Each line that holds the word "uses" counts once; give the total for the records below and nothing else.

-------- Information provided

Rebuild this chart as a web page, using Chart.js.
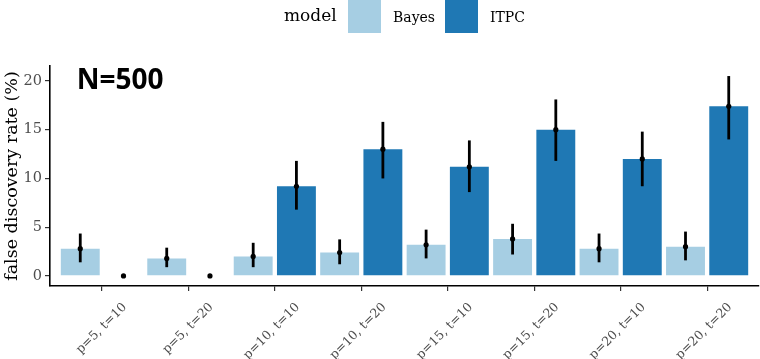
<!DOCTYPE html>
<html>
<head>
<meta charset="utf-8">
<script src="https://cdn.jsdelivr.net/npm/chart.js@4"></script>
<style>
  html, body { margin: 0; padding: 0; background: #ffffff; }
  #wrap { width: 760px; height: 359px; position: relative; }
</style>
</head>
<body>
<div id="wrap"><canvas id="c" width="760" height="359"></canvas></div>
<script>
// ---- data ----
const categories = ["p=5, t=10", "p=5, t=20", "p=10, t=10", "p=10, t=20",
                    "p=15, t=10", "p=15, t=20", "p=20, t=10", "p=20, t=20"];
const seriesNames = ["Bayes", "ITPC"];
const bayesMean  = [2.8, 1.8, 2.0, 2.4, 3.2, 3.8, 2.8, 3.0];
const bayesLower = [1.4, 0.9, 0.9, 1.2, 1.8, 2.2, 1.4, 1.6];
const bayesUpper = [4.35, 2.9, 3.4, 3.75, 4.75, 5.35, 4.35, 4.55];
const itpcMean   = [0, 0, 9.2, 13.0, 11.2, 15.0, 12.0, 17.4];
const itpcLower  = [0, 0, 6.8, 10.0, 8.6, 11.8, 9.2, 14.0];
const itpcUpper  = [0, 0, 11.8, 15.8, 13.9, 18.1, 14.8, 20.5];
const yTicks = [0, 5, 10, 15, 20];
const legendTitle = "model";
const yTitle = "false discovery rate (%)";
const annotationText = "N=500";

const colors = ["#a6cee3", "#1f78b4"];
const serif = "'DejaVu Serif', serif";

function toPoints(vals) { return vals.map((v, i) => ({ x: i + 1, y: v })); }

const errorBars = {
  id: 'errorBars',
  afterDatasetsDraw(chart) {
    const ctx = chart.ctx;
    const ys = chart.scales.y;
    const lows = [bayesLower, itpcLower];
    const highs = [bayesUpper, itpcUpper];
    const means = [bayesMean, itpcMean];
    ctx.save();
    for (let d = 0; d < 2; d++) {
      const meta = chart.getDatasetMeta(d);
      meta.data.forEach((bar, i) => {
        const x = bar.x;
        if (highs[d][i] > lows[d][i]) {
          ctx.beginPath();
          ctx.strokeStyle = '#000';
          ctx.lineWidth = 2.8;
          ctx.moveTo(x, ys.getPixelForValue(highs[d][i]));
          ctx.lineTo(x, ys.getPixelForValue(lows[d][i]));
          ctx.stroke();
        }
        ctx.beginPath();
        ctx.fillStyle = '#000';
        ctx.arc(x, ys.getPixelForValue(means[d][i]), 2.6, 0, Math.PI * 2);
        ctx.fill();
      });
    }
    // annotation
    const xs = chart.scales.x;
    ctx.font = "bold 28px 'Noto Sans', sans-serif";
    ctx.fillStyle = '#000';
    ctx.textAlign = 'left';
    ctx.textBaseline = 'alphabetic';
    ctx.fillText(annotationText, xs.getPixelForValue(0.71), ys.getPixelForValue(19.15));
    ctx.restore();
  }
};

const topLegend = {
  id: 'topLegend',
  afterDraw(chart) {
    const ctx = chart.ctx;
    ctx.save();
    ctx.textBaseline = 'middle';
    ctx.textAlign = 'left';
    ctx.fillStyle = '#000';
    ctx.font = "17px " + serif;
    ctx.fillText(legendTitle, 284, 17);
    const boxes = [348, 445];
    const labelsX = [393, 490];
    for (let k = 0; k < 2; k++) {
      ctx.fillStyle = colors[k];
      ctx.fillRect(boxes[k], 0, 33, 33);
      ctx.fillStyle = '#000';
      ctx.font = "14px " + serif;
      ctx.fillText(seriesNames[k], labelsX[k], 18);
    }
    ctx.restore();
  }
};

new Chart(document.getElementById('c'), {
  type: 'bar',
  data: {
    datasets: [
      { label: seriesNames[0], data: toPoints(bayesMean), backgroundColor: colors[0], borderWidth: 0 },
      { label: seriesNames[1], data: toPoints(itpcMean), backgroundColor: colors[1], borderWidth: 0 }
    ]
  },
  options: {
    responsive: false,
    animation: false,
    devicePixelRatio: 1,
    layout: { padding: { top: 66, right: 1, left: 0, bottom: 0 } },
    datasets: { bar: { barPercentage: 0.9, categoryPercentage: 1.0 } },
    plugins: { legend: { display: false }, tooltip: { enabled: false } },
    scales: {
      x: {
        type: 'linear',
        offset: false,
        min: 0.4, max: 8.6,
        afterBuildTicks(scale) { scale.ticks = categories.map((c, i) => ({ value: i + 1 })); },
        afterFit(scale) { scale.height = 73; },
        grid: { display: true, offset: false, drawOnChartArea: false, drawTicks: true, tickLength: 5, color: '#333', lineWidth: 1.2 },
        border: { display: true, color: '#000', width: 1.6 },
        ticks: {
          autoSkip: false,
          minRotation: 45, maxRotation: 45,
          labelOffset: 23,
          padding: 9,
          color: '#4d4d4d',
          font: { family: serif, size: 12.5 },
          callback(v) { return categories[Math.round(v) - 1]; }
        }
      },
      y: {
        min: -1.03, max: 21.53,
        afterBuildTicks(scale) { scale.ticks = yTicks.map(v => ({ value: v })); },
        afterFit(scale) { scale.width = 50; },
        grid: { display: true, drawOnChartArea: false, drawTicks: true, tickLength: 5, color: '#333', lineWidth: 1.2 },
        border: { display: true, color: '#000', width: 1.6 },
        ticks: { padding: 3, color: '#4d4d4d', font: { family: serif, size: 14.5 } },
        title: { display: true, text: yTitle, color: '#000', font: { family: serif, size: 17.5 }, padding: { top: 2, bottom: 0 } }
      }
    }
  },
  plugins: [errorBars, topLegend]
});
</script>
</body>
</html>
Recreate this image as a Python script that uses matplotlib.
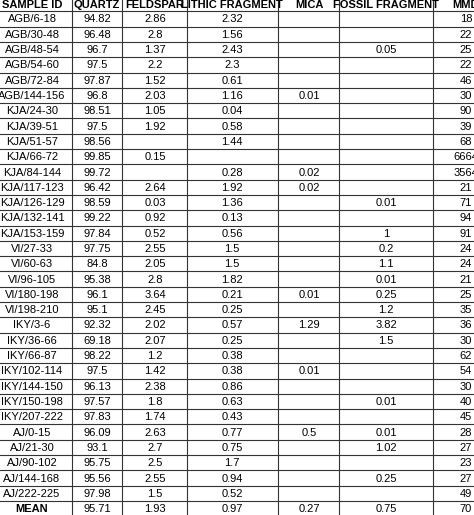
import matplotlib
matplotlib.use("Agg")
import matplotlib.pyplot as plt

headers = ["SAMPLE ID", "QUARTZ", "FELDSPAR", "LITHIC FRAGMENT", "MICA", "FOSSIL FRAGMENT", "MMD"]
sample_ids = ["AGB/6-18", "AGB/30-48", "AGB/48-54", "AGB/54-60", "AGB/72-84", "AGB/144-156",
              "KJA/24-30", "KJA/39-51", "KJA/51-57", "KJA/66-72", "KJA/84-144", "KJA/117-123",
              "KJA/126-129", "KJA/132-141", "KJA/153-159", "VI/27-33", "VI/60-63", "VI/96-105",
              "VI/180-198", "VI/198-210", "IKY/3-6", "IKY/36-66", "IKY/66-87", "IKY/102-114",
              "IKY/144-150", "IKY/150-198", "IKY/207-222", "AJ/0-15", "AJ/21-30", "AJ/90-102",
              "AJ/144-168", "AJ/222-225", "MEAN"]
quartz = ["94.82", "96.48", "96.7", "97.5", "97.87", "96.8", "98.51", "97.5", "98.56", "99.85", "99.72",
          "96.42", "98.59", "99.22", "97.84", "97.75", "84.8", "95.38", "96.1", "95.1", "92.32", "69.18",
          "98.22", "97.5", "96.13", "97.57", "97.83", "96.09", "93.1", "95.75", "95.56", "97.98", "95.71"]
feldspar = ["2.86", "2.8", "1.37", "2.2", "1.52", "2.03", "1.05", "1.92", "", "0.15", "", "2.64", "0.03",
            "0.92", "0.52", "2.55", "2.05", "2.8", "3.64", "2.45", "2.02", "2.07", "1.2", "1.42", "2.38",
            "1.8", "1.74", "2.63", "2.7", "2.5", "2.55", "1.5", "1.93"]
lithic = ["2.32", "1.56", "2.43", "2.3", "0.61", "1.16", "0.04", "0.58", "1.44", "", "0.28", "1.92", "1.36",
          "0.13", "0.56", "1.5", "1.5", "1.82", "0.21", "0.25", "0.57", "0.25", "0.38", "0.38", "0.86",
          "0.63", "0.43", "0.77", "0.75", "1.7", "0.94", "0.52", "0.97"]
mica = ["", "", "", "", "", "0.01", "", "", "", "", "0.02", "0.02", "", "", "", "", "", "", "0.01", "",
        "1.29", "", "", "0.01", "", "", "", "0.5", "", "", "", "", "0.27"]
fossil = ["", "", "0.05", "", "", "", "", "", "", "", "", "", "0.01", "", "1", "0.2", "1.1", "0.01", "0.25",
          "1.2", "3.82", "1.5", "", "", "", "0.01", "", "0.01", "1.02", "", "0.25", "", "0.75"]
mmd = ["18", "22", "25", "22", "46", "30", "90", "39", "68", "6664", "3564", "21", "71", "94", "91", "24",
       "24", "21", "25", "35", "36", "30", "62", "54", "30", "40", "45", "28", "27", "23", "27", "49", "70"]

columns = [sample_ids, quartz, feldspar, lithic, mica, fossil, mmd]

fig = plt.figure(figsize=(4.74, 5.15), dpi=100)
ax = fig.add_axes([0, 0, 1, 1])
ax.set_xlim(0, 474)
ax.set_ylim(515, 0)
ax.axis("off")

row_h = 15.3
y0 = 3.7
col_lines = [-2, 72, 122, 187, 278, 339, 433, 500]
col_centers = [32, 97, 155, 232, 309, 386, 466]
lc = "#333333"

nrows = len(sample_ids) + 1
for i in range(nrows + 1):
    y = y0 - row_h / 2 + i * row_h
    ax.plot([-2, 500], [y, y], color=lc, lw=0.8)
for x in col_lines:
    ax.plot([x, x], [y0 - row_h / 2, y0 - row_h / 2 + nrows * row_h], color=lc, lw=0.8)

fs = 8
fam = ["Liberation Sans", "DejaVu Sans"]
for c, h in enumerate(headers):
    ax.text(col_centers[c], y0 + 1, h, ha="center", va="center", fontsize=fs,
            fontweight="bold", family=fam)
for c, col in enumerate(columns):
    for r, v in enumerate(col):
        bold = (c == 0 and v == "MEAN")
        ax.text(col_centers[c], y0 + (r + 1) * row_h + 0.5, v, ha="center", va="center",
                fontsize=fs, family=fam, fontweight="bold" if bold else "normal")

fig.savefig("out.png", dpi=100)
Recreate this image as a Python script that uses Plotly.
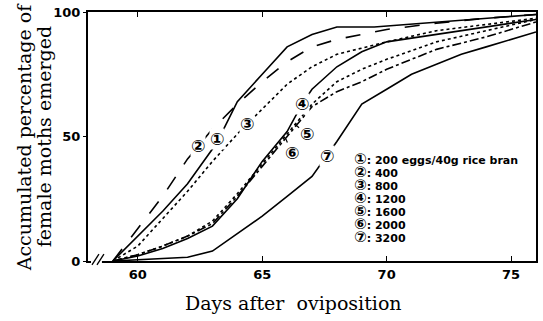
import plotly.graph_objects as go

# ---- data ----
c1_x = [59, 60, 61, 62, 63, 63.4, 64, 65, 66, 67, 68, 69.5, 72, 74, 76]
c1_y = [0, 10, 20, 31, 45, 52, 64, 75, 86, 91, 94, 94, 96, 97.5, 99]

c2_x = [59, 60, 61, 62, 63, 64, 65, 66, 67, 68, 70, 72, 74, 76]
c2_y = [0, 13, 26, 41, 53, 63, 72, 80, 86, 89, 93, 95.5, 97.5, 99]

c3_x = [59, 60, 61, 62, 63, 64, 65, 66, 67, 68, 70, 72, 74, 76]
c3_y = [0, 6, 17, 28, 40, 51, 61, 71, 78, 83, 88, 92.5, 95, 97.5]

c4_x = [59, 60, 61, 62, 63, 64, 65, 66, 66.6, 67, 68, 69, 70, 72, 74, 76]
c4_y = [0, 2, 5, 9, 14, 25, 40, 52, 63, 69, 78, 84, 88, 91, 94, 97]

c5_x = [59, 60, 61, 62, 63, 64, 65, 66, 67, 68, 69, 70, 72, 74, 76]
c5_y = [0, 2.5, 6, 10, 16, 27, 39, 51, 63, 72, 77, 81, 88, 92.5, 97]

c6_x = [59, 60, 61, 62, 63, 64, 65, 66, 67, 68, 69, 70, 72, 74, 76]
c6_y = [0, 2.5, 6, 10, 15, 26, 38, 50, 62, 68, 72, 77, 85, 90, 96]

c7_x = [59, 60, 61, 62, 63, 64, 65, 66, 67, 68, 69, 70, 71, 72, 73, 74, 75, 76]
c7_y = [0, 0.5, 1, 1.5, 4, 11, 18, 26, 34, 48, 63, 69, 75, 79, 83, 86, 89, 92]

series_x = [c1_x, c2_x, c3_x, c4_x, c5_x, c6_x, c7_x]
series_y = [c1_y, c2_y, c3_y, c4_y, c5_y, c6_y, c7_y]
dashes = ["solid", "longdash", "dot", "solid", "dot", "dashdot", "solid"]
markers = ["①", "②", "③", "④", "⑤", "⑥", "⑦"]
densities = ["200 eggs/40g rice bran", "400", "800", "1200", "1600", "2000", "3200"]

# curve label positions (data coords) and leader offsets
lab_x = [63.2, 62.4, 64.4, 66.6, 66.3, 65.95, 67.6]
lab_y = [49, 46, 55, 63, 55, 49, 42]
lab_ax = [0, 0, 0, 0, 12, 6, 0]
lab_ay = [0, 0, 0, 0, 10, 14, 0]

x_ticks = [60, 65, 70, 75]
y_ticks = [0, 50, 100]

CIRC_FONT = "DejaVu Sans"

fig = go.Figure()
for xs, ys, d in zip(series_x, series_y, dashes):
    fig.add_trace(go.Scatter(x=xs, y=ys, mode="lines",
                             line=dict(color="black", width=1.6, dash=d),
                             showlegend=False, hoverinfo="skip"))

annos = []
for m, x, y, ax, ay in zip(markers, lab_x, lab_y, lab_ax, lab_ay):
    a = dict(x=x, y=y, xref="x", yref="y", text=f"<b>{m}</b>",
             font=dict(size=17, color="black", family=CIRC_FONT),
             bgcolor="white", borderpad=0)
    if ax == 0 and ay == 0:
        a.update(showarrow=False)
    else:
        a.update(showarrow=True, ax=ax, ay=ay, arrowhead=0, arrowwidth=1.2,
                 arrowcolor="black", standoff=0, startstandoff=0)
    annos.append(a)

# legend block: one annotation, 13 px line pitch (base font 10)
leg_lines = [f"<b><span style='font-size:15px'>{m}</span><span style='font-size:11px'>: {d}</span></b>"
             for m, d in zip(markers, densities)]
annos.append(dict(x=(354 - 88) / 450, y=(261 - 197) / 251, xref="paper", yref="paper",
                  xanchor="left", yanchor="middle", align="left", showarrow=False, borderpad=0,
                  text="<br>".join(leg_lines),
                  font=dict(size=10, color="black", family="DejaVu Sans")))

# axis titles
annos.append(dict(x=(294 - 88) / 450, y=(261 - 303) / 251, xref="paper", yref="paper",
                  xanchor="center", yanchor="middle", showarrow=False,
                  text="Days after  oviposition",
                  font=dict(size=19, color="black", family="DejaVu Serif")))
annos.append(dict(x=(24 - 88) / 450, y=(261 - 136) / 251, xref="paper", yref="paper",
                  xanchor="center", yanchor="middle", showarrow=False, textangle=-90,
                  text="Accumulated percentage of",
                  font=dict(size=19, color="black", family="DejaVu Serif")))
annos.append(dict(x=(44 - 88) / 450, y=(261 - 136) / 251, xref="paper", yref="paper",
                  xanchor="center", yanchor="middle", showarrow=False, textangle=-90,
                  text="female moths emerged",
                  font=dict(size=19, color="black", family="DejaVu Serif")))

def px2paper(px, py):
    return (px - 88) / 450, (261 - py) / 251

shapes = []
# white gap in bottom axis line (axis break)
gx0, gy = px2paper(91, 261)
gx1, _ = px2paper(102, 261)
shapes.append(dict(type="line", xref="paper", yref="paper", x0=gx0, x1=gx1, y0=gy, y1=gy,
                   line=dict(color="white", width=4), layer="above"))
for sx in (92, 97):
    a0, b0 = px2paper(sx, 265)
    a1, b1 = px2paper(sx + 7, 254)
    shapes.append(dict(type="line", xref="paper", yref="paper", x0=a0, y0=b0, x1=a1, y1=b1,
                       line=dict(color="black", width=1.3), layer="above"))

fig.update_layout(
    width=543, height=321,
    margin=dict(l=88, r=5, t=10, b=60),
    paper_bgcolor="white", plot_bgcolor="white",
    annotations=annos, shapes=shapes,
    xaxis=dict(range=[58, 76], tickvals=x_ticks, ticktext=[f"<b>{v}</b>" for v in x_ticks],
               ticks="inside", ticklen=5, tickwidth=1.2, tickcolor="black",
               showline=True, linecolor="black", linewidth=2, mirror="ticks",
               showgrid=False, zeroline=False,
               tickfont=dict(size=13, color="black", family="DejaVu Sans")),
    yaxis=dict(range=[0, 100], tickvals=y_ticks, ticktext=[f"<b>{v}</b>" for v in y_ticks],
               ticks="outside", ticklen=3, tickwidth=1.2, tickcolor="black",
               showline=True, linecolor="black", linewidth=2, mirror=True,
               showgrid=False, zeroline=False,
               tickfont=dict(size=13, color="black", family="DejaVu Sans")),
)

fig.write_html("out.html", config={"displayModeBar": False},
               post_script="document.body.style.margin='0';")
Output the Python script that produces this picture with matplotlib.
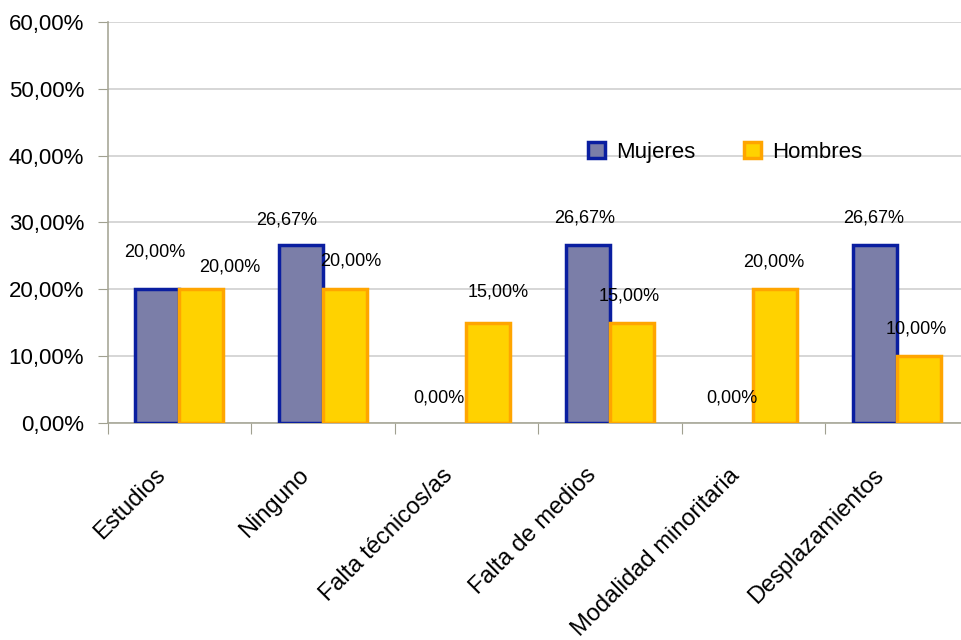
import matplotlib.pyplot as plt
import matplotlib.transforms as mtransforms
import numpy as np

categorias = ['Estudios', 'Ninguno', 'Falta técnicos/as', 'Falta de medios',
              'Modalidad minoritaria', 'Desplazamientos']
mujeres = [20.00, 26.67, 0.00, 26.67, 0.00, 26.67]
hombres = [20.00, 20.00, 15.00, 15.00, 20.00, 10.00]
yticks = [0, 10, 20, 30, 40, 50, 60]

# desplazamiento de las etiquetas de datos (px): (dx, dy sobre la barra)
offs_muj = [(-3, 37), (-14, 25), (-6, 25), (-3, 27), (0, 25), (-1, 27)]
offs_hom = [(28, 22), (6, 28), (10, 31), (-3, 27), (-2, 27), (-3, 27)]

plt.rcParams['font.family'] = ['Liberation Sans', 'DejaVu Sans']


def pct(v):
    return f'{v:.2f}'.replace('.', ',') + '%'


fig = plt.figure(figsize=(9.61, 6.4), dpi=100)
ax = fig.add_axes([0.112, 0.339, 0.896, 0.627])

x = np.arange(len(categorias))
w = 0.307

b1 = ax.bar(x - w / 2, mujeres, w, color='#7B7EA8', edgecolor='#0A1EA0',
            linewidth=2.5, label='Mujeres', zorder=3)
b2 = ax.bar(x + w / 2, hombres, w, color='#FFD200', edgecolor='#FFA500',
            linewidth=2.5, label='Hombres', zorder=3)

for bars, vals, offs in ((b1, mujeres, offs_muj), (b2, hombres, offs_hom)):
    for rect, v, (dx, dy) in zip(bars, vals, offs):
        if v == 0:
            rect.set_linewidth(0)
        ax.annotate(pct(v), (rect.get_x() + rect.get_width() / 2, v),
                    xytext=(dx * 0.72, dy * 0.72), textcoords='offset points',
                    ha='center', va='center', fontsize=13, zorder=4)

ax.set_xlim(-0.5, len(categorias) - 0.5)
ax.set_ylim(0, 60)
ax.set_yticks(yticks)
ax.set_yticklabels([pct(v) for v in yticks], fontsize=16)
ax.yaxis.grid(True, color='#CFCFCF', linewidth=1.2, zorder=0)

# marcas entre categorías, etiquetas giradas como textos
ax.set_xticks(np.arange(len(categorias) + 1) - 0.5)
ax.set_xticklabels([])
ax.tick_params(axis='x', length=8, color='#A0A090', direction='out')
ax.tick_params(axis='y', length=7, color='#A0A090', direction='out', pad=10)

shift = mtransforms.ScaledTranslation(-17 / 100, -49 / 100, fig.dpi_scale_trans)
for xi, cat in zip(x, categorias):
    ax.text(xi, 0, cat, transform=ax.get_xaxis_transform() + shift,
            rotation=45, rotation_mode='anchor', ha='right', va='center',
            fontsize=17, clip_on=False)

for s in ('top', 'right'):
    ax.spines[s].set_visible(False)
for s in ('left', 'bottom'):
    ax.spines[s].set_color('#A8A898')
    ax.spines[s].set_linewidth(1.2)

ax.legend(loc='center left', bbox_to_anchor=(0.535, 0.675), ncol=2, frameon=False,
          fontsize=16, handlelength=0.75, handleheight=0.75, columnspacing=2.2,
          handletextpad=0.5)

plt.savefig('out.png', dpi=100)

----------------

• Answer in full: 2